In 1983, he retired from Burroughs, now Unisys, and became an engineering consultant. In his free time, he created educational software for a brain-injured boy.
Mr. Cola graduated from Olney High School, where he was a pitcher on the baseball team. He spent a summer with the Philadelphia Athletics' farm team before enlisting in the Army Air Force. In the Pacific, he played ball with former big-league players. He later played semipro ball and earned a baseball scholarship to Villanova.
In 1955, Mr. Cola married Mary Margaret McDonough. While their children were growing up, he coached Little League Baseball and Biddy Basketball in Malvern.
In the 1960s, he served on the Philadelphia Air Pollution Control Board. He felt strongly about air quality, because a daughter, Maria, died of asthma when she was 2, Robert Cola said.
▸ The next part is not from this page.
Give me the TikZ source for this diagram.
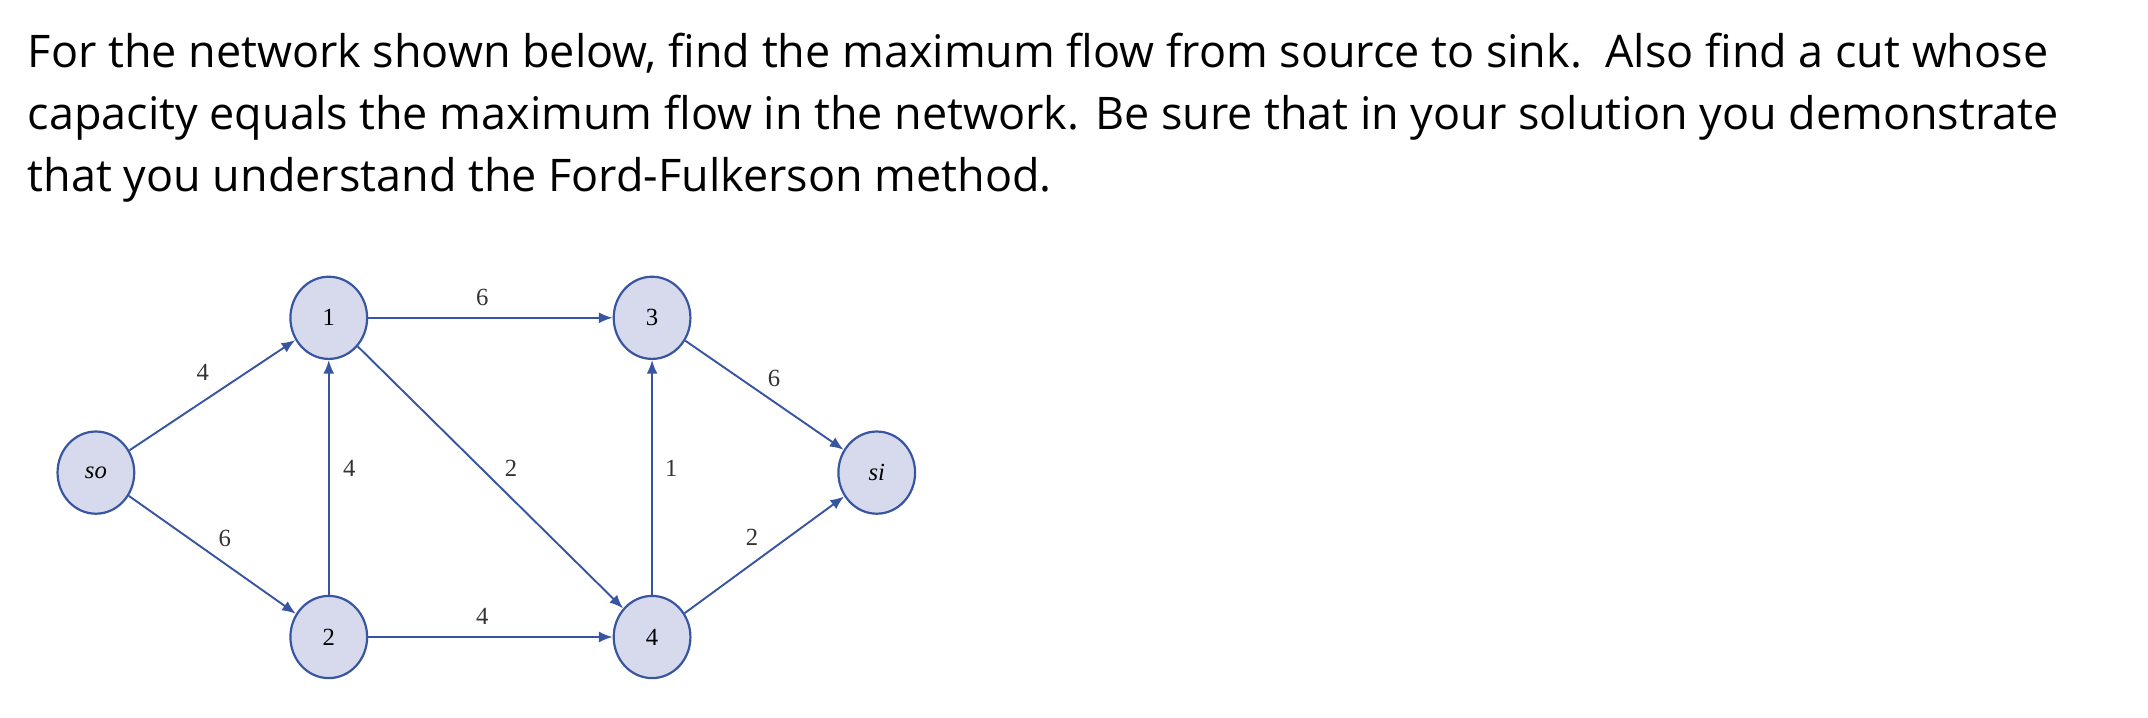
\documentclass[tikz,border=0pt]{standalone}
\usepackage{fontspec}
\setmainfont{Open Sans}
\newfontfamily\lblfont{Liberation Serif}
\usetikzlibrary{arrows.meta,shapes.geometric}
\definecolor{nodefill}{RGB}{214,218,236}
\definecolor{edgeblue}{RGB}{55,85,160}
\tikzset{
  vert/.style={ellipse,draw=edgeblue,fill=nodefill,line width=0.8pt,minimum width=28pt,minimum height=30pt,inner sep=0pt,font=\lblfont\fontsize{9}{10}\selectfont},
  arc/.style={draw=edgeblue,line width=0.7pt,-{Latex[length=5pt,width=4pt]}},
  wlabel/.style={font=\lblfont\fontsize{9}{10}\selectfont,text=black!80}
}
\begin{document}
\begin{tikzpicture}[x=0.5pt,y=-0.5pt]
\useasboundingbox (0,0) rectangle (1568,524);
\node[anchor=west,align=left,font=\fontsize{16.4}{22.5}\selectfont,inner sep=0pt] (q) at (20,86)
{For the network shown below, find the maximum flow from source to sink.\ \ Also find a cut whose\\
capacity equals the maximum flow in the network. Be sure that in your solution you demonstrate\\
that you understand the Ford-Fulkerson method.};
\node[vert] (so) at (70,345) {\itshape so};
\node[vert] (n1) at (240,232) {1};
\node[vert] (n3) at (476,232) {3};
\node[vert] (si) at (640,345) {\itshape si};
\node[vert] (n2) at (240,465) {2};
\node[vert] (n4) at (476,465) {4};
\draw[arc] (so) -- (n1);
\draw[arc] (so) -- (n2);
\draw[arc] (n1) -- (n3);
\draw[arc] (n2) -- (n1);
\draw[arc] (n1) -- (n4);
\draw[arc] (n2) -- (n4);
\draw[arc] (n4) -- (n3);
\draw[arc] (n3) -- (si);
\draw[arc] (n4) -- (si);
\node[wlabel] (c1) at (148,272) {4};
\node[wlabel] (c2) at (352,217) {6};
\node[wlabel] (c3) at (565,276) {6};
\node[wlabel] (c4) at (255,342) {4};
\node[wlabel] (c5) at (373,342) {2};
\node[wlabel] (c6) at (490,342) {1};
\node[wlabel] (c7) at (164,393) {6};
\node[wlabel] (c8) at (549,392) {2};
\node[wlabel] (c9) at (352,450) {4};
\end{tikzpicture}
\end{document}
Mr. Cola cherished vacations with his family at his home in Wildwood, his sons said.
In addition to his wife and sons, Mr. Cola is survived by daughters Rita Carroll and Kathy McMurtrie; another son, Mark; three brothers; and 12 grandchildren.
A Funeral Mass will be said at 11:30 a.m. Tuesday, Aug. 31, at St. Patrick Roman Catholic Church, 126 Woodland Ave., Malvern, where Mr. Cola was a Eucharistic minister. Friends may call from 10 a.m. Burial will be in Holy Sepulchre Cemetery, Cheltenham.